## [Directions]
Locate the word "this" in the entries below, then gather every line that holds it.

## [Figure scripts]
■ ■ ■
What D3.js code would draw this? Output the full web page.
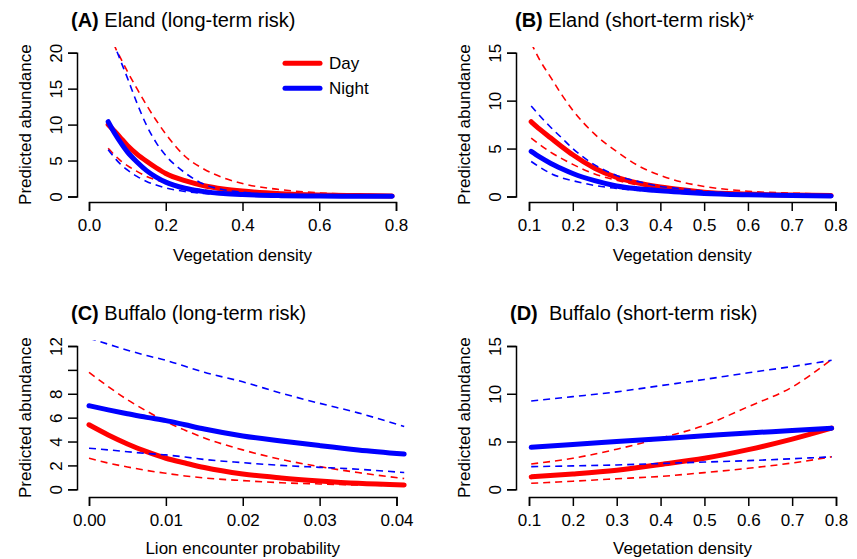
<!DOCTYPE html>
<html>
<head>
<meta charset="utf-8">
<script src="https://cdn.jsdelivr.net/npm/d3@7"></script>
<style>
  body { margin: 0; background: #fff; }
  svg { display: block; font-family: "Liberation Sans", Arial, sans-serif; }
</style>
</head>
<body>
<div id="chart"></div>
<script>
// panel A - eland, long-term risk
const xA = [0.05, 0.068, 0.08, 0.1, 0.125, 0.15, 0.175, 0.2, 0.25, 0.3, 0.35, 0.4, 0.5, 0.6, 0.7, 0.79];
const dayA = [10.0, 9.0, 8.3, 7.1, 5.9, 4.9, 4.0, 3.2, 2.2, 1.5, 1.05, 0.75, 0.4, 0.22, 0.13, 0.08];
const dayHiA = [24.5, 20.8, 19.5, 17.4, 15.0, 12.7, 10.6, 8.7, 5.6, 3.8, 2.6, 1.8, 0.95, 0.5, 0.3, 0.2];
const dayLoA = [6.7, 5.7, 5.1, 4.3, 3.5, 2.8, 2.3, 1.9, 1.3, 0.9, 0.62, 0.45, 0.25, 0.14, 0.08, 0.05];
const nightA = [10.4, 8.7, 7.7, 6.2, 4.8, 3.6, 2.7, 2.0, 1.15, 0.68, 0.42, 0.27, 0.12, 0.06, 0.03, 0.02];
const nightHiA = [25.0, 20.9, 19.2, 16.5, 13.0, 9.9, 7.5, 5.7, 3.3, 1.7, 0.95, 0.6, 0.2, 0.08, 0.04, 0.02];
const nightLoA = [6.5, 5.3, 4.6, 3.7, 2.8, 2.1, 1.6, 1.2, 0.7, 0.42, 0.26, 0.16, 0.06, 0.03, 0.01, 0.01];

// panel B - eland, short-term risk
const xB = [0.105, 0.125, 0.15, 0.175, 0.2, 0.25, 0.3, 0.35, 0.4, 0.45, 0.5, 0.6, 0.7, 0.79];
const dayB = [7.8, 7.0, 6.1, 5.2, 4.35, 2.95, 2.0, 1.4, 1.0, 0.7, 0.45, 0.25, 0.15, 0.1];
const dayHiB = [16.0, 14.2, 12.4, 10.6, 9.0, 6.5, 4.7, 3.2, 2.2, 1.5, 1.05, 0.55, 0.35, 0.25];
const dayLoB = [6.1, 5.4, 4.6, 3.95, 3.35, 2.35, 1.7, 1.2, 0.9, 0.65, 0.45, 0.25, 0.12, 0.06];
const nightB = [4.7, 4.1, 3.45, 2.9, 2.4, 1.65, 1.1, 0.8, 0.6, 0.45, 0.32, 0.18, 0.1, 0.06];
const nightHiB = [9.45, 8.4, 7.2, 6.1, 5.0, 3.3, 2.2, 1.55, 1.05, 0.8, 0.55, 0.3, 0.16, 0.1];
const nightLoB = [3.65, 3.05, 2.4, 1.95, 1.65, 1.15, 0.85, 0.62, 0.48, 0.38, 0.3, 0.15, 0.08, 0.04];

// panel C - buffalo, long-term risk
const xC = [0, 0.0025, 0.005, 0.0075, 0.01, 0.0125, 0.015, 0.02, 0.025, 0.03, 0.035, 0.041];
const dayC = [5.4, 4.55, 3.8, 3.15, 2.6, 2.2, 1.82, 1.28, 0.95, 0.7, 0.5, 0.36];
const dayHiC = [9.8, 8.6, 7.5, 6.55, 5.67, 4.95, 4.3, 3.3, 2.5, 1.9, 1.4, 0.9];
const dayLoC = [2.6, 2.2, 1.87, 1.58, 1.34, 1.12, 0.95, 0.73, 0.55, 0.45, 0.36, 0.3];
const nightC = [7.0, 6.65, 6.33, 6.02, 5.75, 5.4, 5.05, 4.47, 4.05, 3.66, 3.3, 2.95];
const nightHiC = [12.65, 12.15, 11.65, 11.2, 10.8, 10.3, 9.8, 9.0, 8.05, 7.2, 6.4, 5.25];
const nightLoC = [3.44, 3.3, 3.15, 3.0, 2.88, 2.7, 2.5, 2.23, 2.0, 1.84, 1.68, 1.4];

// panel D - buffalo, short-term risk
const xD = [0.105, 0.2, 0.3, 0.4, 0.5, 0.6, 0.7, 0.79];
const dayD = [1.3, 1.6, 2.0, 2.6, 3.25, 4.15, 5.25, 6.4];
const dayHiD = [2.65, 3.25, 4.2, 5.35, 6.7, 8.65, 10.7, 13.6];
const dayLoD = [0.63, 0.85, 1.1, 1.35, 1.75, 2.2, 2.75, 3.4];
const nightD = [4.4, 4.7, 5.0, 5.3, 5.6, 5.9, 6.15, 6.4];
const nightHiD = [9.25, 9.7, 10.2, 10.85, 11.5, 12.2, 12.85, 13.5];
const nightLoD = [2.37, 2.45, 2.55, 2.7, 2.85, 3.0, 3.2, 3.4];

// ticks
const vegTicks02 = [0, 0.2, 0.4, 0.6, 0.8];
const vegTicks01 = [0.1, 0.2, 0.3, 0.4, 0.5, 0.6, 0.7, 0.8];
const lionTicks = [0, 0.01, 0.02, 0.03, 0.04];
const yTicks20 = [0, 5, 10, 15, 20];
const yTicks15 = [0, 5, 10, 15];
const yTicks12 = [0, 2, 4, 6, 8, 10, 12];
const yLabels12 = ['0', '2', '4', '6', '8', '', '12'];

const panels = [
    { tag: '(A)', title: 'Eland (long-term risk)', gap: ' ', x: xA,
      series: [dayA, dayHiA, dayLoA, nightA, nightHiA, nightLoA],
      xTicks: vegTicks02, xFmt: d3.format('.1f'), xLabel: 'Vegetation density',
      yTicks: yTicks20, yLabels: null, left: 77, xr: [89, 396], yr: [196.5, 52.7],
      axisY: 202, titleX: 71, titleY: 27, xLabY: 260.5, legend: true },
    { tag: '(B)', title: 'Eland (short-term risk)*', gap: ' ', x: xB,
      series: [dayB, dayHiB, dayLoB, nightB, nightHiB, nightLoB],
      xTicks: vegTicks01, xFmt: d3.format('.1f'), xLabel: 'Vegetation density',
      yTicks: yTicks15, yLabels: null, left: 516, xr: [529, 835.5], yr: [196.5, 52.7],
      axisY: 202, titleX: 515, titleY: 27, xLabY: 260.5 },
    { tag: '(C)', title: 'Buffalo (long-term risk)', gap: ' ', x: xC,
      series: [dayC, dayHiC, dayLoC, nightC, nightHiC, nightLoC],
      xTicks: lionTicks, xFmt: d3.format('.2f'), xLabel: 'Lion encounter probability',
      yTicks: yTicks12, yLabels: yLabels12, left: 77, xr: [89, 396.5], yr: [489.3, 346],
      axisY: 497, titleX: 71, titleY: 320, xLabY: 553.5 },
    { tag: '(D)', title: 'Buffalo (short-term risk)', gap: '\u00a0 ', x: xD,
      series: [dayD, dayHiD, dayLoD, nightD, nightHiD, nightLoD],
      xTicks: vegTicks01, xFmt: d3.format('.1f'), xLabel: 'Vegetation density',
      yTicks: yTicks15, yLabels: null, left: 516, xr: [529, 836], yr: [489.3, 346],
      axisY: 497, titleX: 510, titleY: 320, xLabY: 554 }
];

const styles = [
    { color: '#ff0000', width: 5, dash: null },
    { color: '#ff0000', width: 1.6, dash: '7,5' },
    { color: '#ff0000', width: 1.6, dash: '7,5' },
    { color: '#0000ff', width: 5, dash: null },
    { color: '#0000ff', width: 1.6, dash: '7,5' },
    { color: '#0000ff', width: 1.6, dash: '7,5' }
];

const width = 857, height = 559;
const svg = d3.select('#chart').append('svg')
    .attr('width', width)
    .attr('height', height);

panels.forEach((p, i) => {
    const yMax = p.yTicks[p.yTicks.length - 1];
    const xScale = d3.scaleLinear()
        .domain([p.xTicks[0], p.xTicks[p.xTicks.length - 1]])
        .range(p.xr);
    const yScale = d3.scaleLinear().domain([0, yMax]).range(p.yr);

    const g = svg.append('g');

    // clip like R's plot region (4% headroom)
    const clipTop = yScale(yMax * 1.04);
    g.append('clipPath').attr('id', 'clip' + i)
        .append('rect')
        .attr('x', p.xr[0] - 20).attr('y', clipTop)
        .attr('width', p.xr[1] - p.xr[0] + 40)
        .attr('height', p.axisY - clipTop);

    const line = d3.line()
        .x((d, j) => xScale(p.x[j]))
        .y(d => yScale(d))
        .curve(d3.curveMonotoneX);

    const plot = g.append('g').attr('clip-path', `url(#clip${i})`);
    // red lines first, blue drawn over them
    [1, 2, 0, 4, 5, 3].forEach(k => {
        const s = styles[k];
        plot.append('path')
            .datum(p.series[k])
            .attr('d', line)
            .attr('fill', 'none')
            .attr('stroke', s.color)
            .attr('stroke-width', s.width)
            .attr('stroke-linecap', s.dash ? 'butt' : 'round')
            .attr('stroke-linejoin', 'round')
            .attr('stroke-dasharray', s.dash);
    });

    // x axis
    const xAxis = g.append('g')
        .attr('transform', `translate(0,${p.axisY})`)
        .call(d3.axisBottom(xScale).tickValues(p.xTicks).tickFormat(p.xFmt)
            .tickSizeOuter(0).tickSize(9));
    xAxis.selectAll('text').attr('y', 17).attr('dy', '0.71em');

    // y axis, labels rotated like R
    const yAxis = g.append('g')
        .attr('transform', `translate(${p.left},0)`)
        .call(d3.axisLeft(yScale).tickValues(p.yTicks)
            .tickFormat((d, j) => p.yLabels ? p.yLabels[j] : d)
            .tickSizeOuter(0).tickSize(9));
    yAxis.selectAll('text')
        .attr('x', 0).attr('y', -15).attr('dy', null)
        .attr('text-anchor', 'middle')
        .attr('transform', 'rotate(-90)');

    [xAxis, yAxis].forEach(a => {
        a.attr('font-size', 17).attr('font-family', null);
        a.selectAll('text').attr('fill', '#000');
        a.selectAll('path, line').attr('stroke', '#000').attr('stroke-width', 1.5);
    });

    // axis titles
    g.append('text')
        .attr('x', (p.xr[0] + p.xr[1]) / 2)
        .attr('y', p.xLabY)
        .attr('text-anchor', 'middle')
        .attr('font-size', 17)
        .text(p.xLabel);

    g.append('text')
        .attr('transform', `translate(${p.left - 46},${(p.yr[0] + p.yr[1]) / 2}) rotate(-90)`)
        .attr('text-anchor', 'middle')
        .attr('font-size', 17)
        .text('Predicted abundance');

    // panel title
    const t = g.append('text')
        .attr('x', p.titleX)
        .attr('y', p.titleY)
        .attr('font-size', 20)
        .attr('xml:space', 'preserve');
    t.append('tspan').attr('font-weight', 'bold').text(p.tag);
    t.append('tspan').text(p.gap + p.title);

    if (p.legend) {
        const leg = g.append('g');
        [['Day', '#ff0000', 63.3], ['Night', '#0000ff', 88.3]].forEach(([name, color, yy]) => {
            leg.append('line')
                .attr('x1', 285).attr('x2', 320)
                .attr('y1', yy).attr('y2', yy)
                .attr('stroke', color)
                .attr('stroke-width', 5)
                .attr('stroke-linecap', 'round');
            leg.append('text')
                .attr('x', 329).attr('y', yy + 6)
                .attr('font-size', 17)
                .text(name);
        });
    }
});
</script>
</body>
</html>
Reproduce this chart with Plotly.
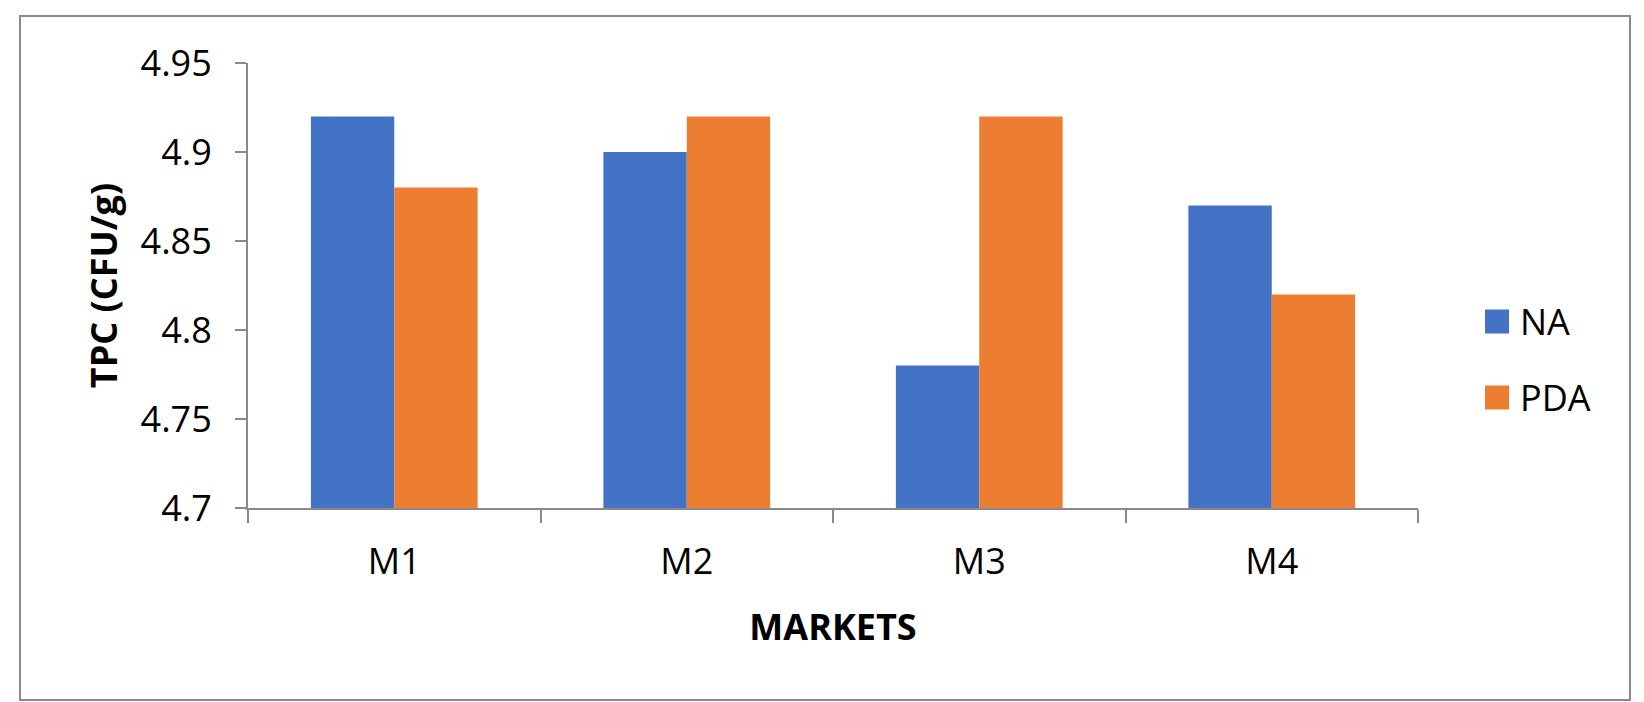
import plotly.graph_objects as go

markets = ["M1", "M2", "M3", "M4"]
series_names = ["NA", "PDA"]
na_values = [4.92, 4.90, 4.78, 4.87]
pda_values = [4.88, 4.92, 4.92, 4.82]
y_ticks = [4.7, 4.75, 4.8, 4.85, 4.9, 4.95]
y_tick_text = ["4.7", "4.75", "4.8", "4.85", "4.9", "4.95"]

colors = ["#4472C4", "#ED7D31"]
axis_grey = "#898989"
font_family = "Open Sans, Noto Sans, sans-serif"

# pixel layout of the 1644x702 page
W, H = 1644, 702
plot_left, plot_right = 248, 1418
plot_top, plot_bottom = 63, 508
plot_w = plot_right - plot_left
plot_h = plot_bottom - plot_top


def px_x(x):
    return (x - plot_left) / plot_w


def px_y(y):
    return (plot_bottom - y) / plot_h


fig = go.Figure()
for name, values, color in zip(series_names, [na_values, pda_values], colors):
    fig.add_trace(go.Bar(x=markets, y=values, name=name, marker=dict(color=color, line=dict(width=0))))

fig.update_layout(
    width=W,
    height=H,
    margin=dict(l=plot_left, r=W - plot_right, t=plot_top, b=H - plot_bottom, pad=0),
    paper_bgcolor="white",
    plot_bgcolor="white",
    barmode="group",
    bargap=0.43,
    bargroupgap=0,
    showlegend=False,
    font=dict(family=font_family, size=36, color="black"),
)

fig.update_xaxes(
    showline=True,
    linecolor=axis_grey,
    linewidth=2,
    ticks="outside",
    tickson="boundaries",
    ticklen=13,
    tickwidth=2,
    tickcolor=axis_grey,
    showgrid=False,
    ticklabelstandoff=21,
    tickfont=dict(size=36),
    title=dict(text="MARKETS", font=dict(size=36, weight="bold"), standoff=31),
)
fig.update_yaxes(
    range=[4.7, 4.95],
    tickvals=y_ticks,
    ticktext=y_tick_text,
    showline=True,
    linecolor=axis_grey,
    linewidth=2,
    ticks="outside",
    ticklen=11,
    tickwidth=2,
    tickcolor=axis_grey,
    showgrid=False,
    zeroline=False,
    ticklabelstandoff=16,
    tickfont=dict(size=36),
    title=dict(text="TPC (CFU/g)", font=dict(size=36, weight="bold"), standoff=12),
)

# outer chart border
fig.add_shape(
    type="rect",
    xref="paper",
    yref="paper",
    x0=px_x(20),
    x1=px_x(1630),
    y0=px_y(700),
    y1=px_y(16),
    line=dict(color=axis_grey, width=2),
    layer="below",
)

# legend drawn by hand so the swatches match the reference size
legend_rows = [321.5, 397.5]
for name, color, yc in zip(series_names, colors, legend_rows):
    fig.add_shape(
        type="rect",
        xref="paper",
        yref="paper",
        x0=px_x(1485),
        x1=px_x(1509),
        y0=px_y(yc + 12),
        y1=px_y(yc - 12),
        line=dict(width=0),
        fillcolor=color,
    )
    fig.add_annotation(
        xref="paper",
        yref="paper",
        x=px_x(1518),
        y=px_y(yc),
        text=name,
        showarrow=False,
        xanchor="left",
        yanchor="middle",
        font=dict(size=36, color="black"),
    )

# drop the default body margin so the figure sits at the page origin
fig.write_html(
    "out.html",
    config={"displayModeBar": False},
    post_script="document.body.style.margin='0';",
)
■ ■ ■
## [Exercise solution]
What D3.js code would draw this? Output the full web page.
Reproduce this chart with Plotly.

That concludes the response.